CORAF is an important organization working to improve food and nutrition security in West Africa. CORAF's recent initiatives are a promising sign of its determination to meet the challenges facing West Africa.
CORAF trains FSRP implementers to assess the climate intelligence of agricultural technologies and innovations
Published on: 15/05/2025
Faced with the climate emergency that is disrupting agricultural systems in West Africa and the Sahel, strengthening the resilience of agricultural sectors is no longer an option, but a strategic necessity. Prolonged drought, flooding, seasonal irregularities, soil degradation, food insecurity... these are all challenges that call for concrete responses, based on proven technologies and adapted to the realities of producers.
With this in mind, CORAF, in collaboration with the International Bioversity Alliance and the International Center for Tropical Agriculture(CIAT), is organizing a regional training workshop on the assessment and prioritization of climate-smart agricultural technologies, to be held in Lomé, Togo, from May 12 to 16, 2025. This initiative is part of the Food Systems Resilience Program(FSRP) and the AICCRA project, with support from the World Bank.
For five days, experts from FSRP/PRSA national implementation units and national research institutes in the eight beneficiary countries (Burkina Faso, Chad, Ghana, Mali, Niger, Senegal and Sierra Leone) are building their skills in using a robust methodology (multi-criteria analyses) to assess the climate intelligence of existing agricultural T&I before proceeding with their extension to agricultural producers.
"This workshop is being organized in response to one of our imperatives in the implementation of the Food System Resilience Program, which has enshrined resilience as its key point of intervention at country level. In this perspective, it is essential that countries, actors and technicians involved in implementation have a clear and shared understanding of the language, tools and requirements that resilience requires", said Dr. Niéyidouba LAMIEN, Program Manager at CORAF.
In concrete terms, the work should enable participants to find out whether the technologies currently being deployed in the project's areas of intervention meet the three pillars of climate-smart agriculture, namely productivity, adaptation and carbon mitigation.
"That's why, throughout this workshop, we're examining technology by technology, drawing on data sheets, publications and other scientific evidence produced by researchers to assess precisely how well each of them meets the three key pillars of climate-smart agriculture," added Dr. Nieyidouba LAMIEN.
The ambition of CORAF and its partners through this regional workshop is to facilitate the appropriate use of technologies and innovations for scaling up climate-smart agriculture (CSA).
According to Dr. Djénéba DEMBELE, a researcher at Mali's Institut d'Économie Rurale (IER), this workshop is an opportunity to exchange knowledge and strengthen collaboration between research structures and units, in order to meet the enormous challenges imposed on the agricultural sector by climate change.

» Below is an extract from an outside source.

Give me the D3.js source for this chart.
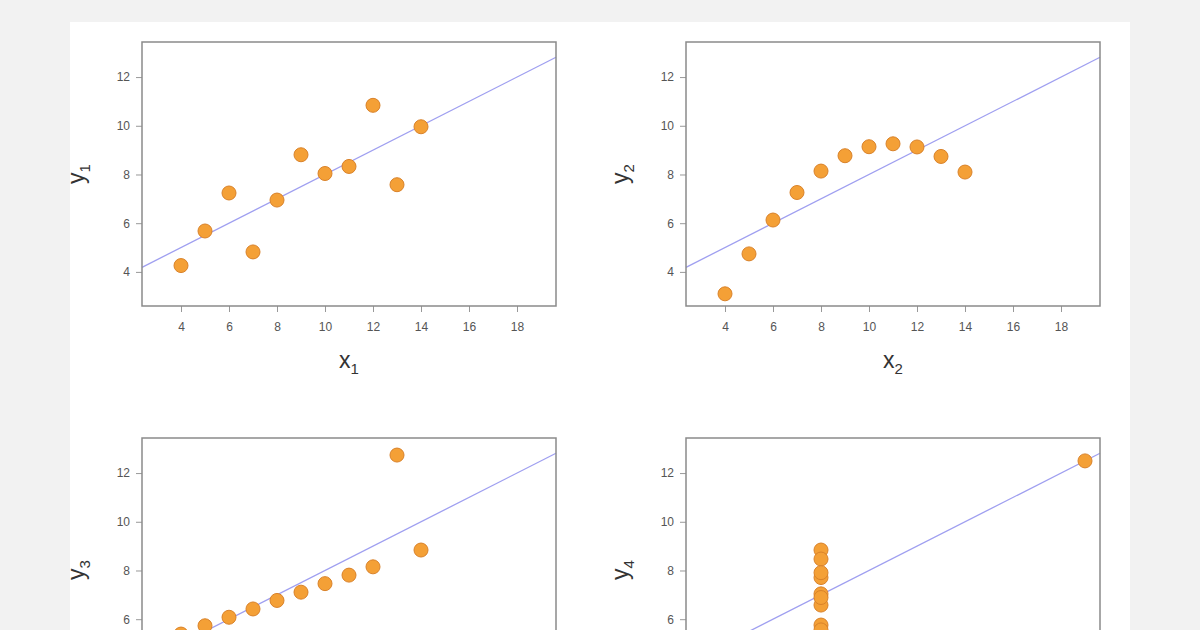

"After the Lomé workshop, which is of capital importance in view of the subject addressed and its content, we will continue to work and maintain the momentum of information sharing and the development of practices and technologies to move the agricultural sector forward", she confided.
Committing to the scaling-up of agricultural technologies and innovations
The training of experts from national FSRP implementation units and researchers from national research institutes in T&I assessment further confirms CORAF's position as a key player in the development and scaling-up of climate-smart agricultural innovations and technologies.
"CORAF is a strategic partner in the implementation of the Accelerating the Impact of CGIAR Climate Research for Africa (AICCRA) program. This partnership aims to ensure the scaling-up, through the CORAF network, of innovations validated and tested in the three AICCRA pilot countries in West Africa. As the umbrella organization for 23 national agricultural research systems in West and Central Africa, CORAF is an essential lever for disseminating these solutions on a large scale ", confided Dr Alcade SEGNON, Scientific Manager of the West Africa cluster of the AICCRA program financed by the World Bank's IDA fund.
Indeed, CORAF has included the scaling-up of proven agricultural technologies as a priority in its 2018-2027 strategic plan. The organization plays a central role in coordinating regional initiatives to facilitate the effective adoption of these innovations for the benefit of producers.
Each year, CORAF sets up a major strategic framework for the exchange, sharing and dissemination of validated agricultural technologies and innovations, responding to the concrete needs of players in the sector in West and Central Africa.
Called the Marché des Innovations et Technologies Agricoles (MITA), this event brings together innovators, researchers, inventors, the private sector and development partners. MITA offers a unique showcase for technologies recently validated by research. The next edition is scheduled to take place in Mali in October 2025.